Hong Qin, University of Tennessee at Chattanooga
In collaboration with Tuskegee University, Spelman College, and West Virginia University, the University of Tennessee at Chattanooga is proposing a big data spoke project on the education of biological big data (BBD).
The spoke project is to promote the integration and automation of BBD into student training and education. Major educational activities will help faculty and students bridge the gap between big data research and life science communities. Leveraging the team’s expertise in computer science and ecology, the project will offer training workshops on using network models to integrate heterogeneous genomic big data and heterogeneous ecological big data to address large-scale questions in biology.

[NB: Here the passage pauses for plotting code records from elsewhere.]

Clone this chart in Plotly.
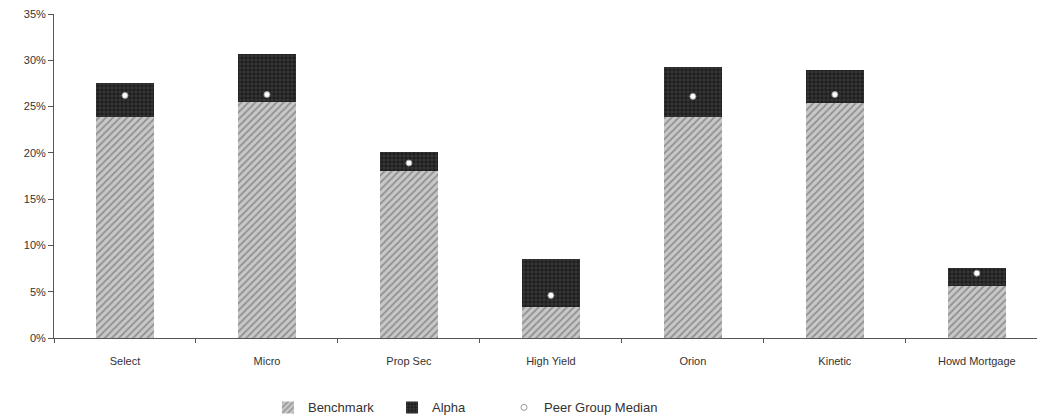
import plotly.graph_objects as go

categories = ["Select", "Micro", "Prop Sec", "High Yield", "Orion", "Kinetic", "Howd Mortgage"]
benchmark = [0.239, 0.255, 0.180, 0.033, 0.239, 0.254, 0.056]
alpha = [0.036, 0.052, 0.021, 0.052, 0.054, 0.036, 0.020]
peer_median = [0.262, 0.263, 0.189, 0.046, 0.261, 0.263, 0.070]

font_family = "Liberation Sans, Arial, sans-serif"
txt = "#333333"

fig = go.Figure()
fig.add_trace(go.Bar(
    name="Benchmark", x=categories, y=benchmark, width=0.41, legend="legend",
    marker=dict(color="#bdbdbd", line=dict(width=0),
                pattern=dict(shape="/", fgcolor="#5a5a5a", bgcolor="#c8c8c8", size=5, solidity=0.35)),
))
fig.add_trace(go.Bar(
    name="Alpha", x=categories, y=alpha, width=0.41, legend="legend2",
    marker=dict(color="#222222", line=dict(width=0),
                pattern=dict(shape="+", fgcolor="#6a6a6a", bgcolor="#1e1e1e", size=4, solidity=0.3)),
))
fig.add_trace(go.Scatter(
    name="Peer Group Median", x=categories, y=peer_median, mode="markers", legend="legend3",
    marker=dict(symbol="circle", size=6, color="#ffffff", line=dict(color="#9a9a9a", width=1)),
))

leg_common = dict(orientation="h", xanchor="left", y=-0.168, yanchor="top", xref="paper",
                  font=dict(size=13, color=txt), bgcolor="rgba(0,0,0,0)", itemwidth=30)

fig.update_layout(
    barmode="stack",
    width=1037, height=416,
    margin=dict(l=46, r=0, t=6, b=86),
    paper_bgcolor="white", plot_bgcolor="white",
    font=dict(family=font_family, size=11, color=txt),
    showlegend=True,
    legend=dict(x=0.2159, **leg_common),
    legend2=dict(x=0.3411, **leg_common),
    legend3=dict(x=0.4541, **leg_common),
    xaxis=dict(range=[-0.5, 6.48], showline=True, linecolor="#555555", linewidth=1,
               ticks="outside", tickson="boundaries", ticklen=4, tickcolor="#555555",
               showgrid=False, zeroline=False, automargin=False, ticklabelstandoff=13,
               ticklabeloverflow="allow", tickfont=dict(size=11, color=txt)),
    yaxis=dict(range=[0, 0.35], dtick=0.05, tickformat=".0%", showline=True,
               linecolor="#555555", linewidth=1, ticks="outside", ticklen=5,
               tickcolor="#555555", showgrid=False, zeroline=False, automargin=False,
               ticklabeloverflow="allow", tickfont=dict(size=11, color=txt)),
)

fig.write_html("out.html")
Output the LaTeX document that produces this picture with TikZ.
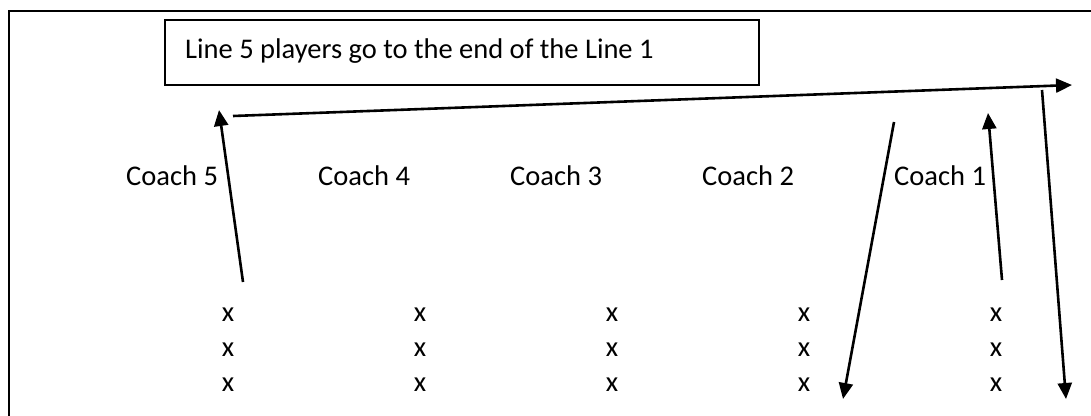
\documentclass[tikz,border=0pt]{standalone}
\usepackage{fontspec}
\setmainfont{Carlito}
\usetikzlibrary{arrows.meta}
\tikzset{
  lbl/.style={inner sep=0pt, anchor=base west, font=\fontsize{28.5}{31}\selectfont},
  px/.style={inner sep=0pt, anchor=center, font=\fontsize{28.5}{31}\selectfont},
  arr/.style={line width=2.6pt, -{Triangle[length=16pt,width=14pt]}},
}
\begin{document}
\begin{tikzpicture}[x=1pt,y=-1pt]
\useasboundingbox (0,0) rectangle (1091,415);
\clip (0,0) rectangle (1091,415);
\fill[white] (0,0) rectangle (1091,415);
% outer frame (cropped at right and bottom)
\draw[line width=2pt] (9,430) -- (9,11) -- (1100,11);
% title box
\node[draw, line width=1.6pt, minimum width=594pt, minimum height=65pt, inner sep=0pt, anchor=north west] (title) at (164,19) {};
\node[lbl] (titletext) at (185,58) {Line 5 players go to the end of the Line 1};
% coaches
\foreach \k/\n in {5/0,4/1,3/2,2/3,1/4}{
  \node[lbl] (coach\k) at ({126+192*\n},185) {Coach \k};
}
% players
\foreach \k/\n in {5/0,4/1,3/2,2/3,1/4}{
  \foreach \r/\yy in {1/315,2/350,3/385}{
    \node[px] (p\k\r) at ({228+192*\n},\yy) {x};
  }
}
% arrow coordinates
\coordinate (a5s) at (243,282);
\coordinate (a5e) at (219,110);
\coordinate (hs) at (233,116);
\coordinate (he) at (1072,85);
\coordinate (a2s) at (894,122);
\coordinate (a2e) at (843,399);
\coordinate (a1s) at (1002,280);
\coordinate (a1e) at (988,113);
\coordinate (rs) at (1042,90);
\coordinate (re) at (1066,399);
\draw[arr] (a5s) -- (a5e);
\draw[arr] (hs) -- (he);
\draw[arr] (a2s) -- (a2e);
\draw[arr] (a1s) -- (a1e);
\draw[arr] (rs) -- (re);
\end{tikzpicture}
\end{document}
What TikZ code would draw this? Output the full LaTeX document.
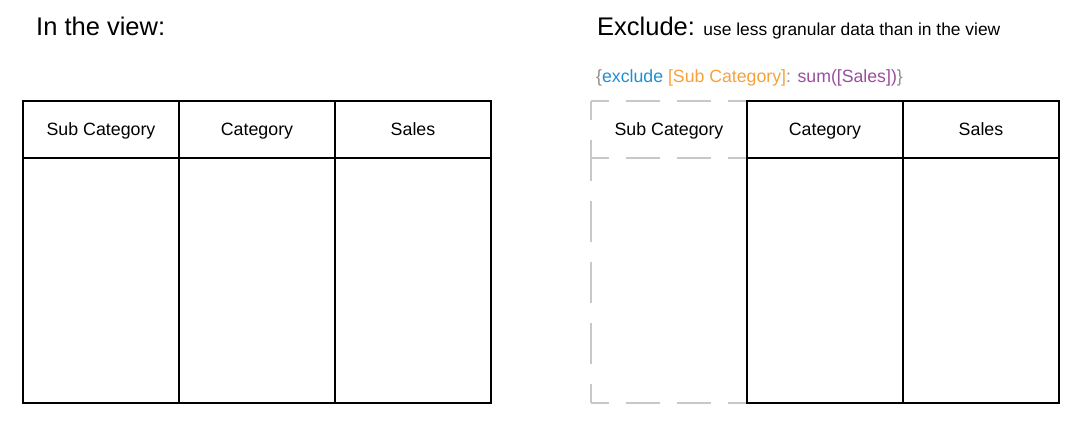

The team will engage faculty and students in developing a protocol to automate field data collection. The team will also prototype automated methods to enhance plant image digitization, leveraging the large collection of digitized plant images and meta-information at the SouthEast Regional Network of Expertise and Collections, a consortium of 233 herbaria in 14 states in the Southeastern U.S., and large ecological datasets in collaboration with the Encyclopedia of Life, a free, online collaborative encyclopedia intended to document all 1.9 million living species known to science.
The project’s educational objectives are: (1) Enhance faculty expertise in BBD through summer workshops; (2) Catalyze interdisciplinary collaboration on BBD research and education through hackathons, working groups, and community-building via a Video Education Faculty Network (VEFN); and (3) Develop hands-on, constructively peer-evaluated learning modules incorporating high-quality video tutorials. Faculty are to be recruited from predominantly undergraduate institutions (PUIs) and historically black colleges and universities (HBCUs) for workshops, hackathons and VEFN. The proposed activities will address challenges surrounding the integration and automation of BBD into student research training and education at PUIs and HBCUs. The project will help bridge gaps between BBD and the fields of systems biology, ecology and evolution, and environmental sciences.
The project’s total funding award is $1 million, with approximately $550,000 going to UTC.